• _Task brief_
Below this line are records; write out exactly the lines from the one containing "What Chart.js code" through the one containing "22.1, 21.7, 20.7];", with the pictures left out.

#### Given records ####

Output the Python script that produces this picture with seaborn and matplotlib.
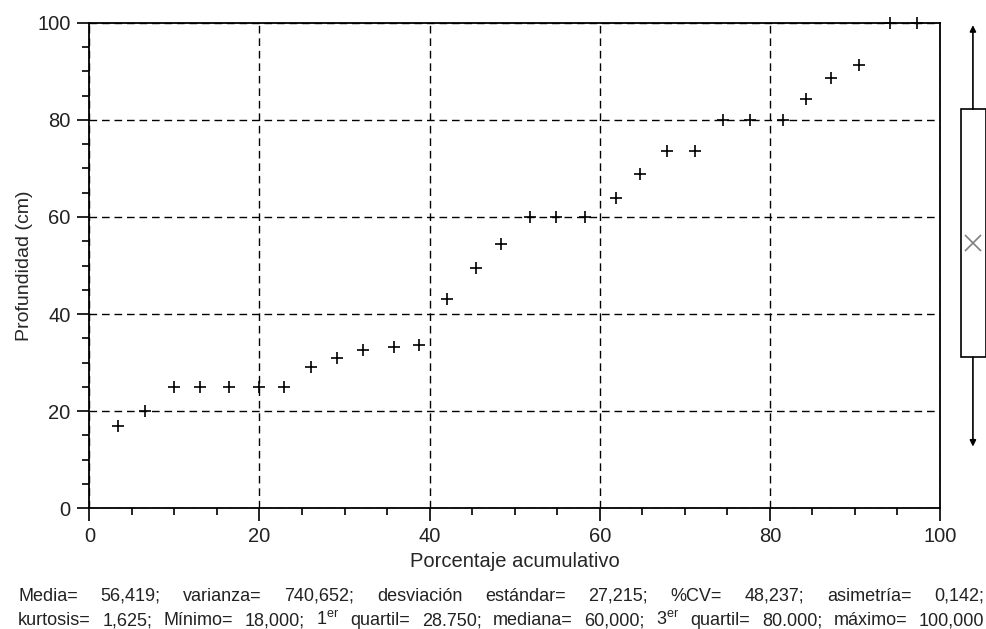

####
#### Given records ####

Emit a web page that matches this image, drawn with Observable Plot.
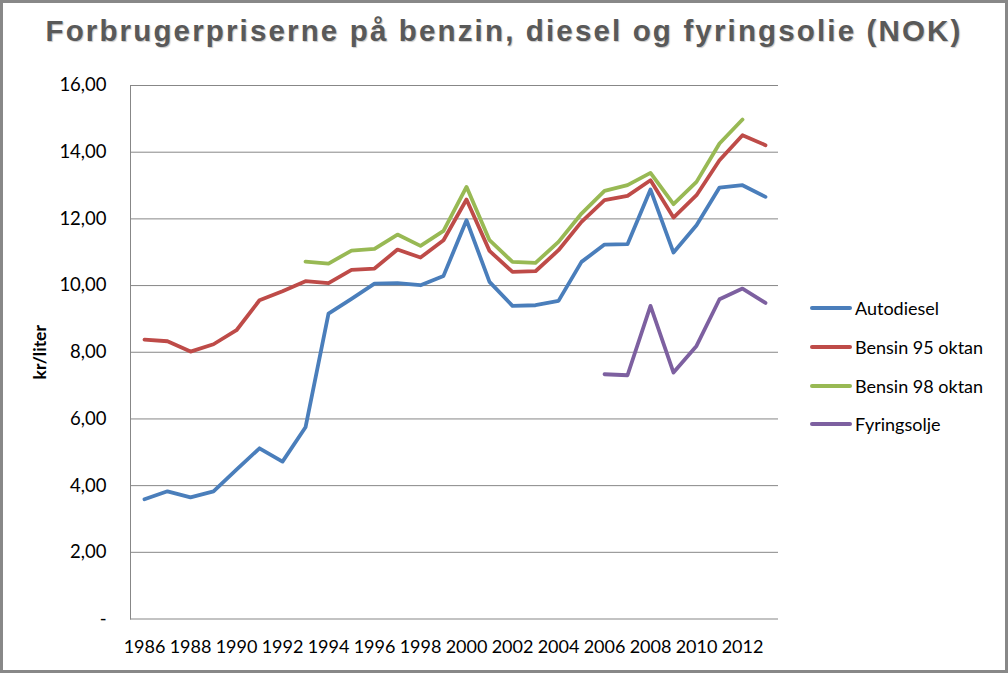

####
#### Given records ####

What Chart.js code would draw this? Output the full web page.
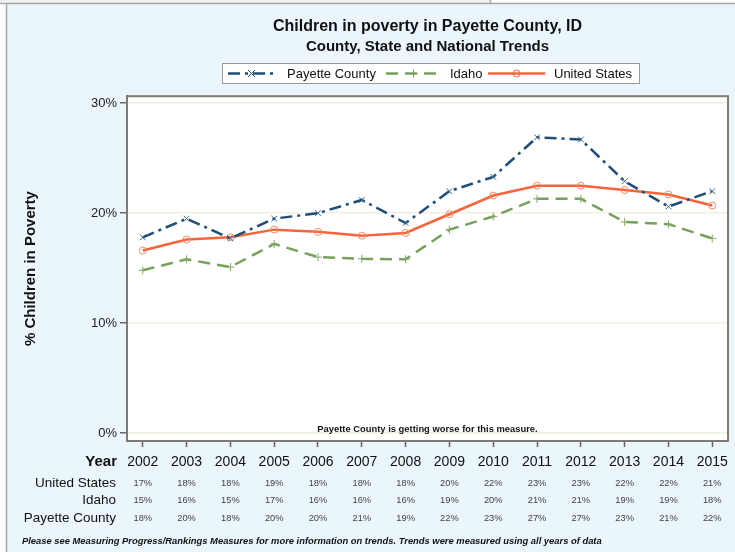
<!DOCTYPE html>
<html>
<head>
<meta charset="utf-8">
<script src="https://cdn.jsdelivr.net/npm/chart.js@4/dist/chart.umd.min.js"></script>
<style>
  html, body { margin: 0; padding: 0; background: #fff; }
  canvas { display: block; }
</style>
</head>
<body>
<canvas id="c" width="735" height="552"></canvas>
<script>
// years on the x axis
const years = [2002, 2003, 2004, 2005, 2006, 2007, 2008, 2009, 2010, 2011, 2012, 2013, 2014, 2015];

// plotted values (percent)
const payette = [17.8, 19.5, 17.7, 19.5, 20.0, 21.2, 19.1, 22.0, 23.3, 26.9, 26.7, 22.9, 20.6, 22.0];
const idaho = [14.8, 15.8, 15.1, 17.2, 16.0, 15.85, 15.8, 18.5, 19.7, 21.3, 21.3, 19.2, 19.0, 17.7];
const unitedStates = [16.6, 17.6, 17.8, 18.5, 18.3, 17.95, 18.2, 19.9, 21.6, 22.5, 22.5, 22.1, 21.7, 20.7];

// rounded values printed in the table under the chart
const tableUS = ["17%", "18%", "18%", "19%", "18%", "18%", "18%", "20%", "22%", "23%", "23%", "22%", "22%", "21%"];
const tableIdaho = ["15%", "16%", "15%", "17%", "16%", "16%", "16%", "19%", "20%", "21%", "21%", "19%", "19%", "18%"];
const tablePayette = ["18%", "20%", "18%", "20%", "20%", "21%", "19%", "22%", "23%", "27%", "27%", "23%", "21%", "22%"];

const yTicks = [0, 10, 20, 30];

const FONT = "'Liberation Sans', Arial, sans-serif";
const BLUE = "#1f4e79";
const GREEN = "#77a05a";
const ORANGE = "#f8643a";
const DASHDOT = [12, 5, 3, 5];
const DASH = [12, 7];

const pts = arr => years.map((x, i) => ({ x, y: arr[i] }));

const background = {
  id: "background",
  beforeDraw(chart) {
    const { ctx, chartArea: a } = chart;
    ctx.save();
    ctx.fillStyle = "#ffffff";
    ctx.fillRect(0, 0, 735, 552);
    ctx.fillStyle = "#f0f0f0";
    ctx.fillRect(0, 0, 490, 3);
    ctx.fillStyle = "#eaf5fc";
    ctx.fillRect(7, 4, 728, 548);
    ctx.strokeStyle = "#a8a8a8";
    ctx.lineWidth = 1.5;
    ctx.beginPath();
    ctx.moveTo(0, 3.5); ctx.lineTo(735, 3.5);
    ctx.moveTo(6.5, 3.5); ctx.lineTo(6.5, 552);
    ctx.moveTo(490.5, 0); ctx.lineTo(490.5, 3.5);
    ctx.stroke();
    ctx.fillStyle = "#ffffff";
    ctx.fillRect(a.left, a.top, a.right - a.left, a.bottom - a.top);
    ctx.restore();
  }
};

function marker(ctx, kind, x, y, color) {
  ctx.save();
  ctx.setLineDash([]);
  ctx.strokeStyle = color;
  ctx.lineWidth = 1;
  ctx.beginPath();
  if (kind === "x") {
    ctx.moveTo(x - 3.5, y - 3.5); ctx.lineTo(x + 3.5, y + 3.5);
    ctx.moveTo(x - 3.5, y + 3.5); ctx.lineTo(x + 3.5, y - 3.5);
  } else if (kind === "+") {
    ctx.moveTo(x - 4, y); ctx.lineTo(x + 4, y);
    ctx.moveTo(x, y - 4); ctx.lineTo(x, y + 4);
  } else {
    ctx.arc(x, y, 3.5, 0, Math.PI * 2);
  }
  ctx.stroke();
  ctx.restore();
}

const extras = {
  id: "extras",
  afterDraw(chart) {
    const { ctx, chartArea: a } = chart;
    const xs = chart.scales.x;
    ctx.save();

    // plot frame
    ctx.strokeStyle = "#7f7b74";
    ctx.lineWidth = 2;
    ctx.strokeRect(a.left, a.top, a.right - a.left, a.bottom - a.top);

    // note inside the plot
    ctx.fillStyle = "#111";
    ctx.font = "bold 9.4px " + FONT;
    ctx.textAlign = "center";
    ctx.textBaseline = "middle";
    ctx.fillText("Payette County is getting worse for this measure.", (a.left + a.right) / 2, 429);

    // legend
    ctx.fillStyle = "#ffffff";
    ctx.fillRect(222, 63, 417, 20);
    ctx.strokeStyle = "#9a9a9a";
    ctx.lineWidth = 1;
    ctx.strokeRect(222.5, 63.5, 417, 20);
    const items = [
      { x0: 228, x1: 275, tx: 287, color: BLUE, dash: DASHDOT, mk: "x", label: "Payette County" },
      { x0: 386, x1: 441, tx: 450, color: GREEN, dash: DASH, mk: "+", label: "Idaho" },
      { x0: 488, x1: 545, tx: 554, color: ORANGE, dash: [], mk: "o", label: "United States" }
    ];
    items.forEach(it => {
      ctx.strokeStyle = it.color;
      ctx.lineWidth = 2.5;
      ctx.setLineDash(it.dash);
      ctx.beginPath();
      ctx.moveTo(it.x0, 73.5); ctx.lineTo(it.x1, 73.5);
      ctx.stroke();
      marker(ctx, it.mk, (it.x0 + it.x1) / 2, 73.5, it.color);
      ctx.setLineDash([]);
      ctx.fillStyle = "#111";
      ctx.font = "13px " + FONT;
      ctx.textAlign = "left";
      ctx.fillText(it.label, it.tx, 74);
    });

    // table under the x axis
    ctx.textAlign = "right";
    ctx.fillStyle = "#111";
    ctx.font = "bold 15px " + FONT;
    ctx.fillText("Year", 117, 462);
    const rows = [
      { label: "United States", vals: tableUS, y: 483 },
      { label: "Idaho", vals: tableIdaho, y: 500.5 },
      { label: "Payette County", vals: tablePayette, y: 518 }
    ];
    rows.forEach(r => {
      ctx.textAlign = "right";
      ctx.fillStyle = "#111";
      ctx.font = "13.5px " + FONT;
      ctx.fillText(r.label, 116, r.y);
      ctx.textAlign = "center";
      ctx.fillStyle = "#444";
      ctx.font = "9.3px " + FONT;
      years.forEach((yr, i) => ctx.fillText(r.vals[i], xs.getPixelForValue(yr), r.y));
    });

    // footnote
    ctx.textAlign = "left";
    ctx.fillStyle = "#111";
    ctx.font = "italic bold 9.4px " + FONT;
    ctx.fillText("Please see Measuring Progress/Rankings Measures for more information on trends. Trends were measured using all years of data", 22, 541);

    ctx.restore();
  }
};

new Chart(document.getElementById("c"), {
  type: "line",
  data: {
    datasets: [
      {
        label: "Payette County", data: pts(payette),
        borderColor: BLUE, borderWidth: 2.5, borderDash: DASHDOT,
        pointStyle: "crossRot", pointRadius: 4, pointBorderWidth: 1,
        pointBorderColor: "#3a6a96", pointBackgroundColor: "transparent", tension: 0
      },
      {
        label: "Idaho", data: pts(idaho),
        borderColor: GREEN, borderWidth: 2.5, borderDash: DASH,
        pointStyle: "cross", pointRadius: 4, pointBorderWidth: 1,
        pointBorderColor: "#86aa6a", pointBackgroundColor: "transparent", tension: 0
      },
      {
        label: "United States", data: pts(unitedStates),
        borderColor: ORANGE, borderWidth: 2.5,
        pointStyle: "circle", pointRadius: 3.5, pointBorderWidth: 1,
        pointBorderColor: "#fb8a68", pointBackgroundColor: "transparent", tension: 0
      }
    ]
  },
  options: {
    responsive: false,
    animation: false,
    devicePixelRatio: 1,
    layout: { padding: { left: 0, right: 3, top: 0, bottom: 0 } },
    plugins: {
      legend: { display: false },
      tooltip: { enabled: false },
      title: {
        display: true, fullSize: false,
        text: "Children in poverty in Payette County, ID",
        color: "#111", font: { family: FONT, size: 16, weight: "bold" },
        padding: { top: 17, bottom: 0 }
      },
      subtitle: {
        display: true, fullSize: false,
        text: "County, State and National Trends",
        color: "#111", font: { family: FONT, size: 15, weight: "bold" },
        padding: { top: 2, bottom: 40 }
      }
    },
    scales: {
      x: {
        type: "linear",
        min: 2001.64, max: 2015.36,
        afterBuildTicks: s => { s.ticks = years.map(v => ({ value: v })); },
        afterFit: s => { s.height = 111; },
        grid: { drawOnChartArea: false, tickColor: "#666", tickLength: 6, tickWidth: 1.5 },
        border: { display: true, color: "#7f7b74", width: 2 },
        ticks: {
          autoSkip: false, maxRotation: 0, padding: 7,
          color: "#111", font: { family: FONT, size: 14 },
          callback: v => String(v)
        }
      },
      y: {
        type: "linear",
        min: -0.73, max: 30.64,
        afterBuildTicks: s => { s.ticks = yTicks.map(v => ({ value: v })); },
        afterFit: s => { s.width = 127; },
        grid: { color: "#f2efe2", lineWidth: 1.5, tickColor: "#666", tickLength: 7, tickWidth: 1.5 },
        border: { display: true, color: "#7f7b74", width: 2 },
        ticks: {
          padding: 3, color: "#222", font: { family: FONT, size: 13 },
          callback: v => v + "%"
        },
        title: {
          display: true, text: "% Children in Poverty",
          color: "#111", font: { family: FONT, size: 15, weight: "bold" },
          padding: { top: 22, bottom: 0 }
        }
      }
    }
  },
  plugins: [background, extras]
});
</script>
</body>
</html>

####

• _Solution to the problem_
What Chart.js code would draw this? Output the full web page.
<!DOCTYPE html>
<html>
<head>
<meta charset="utf-8">
<script src="https://cdn.jsdelivr.net/npm/chart.js@4/dist/chart.umd.min.js"></script>
<style>
  html, body { margin: 0; padding: 0; background: #fff; }
  canvas { display: block; }
</style>
</head>
<body>
<canvas id="c" width="735" height="552"></canvas>
<script>
// years on the x axis
const years = [2002, 2003, 2004, 2005, 2006, 2007, 2008, 2009, 2010, 2011, 2012, 2013, 2014, 2015];

// plotted values (percent)
const payette = [17.8, 19.5, 17.7, 19.5, 20.0, 21.2, 19.1, 22.0, 23.3, 26.9, 26.7, 22.9, 20.6, 22.0];
const idaho = [14.8, 15.8, 15.1, 17.2, 16.0, 15.85, 15.8, 18.5, 19.7, 21.3, 21.3, 19.2, 19.0, 17.7];
const unitedStates = [16.6, 17.6, 17.8, 18.5, 18.3, 17.95, 18.2, 19.9, 21.6, 22.5, 22.5, 22.1, 21.7, 20.7];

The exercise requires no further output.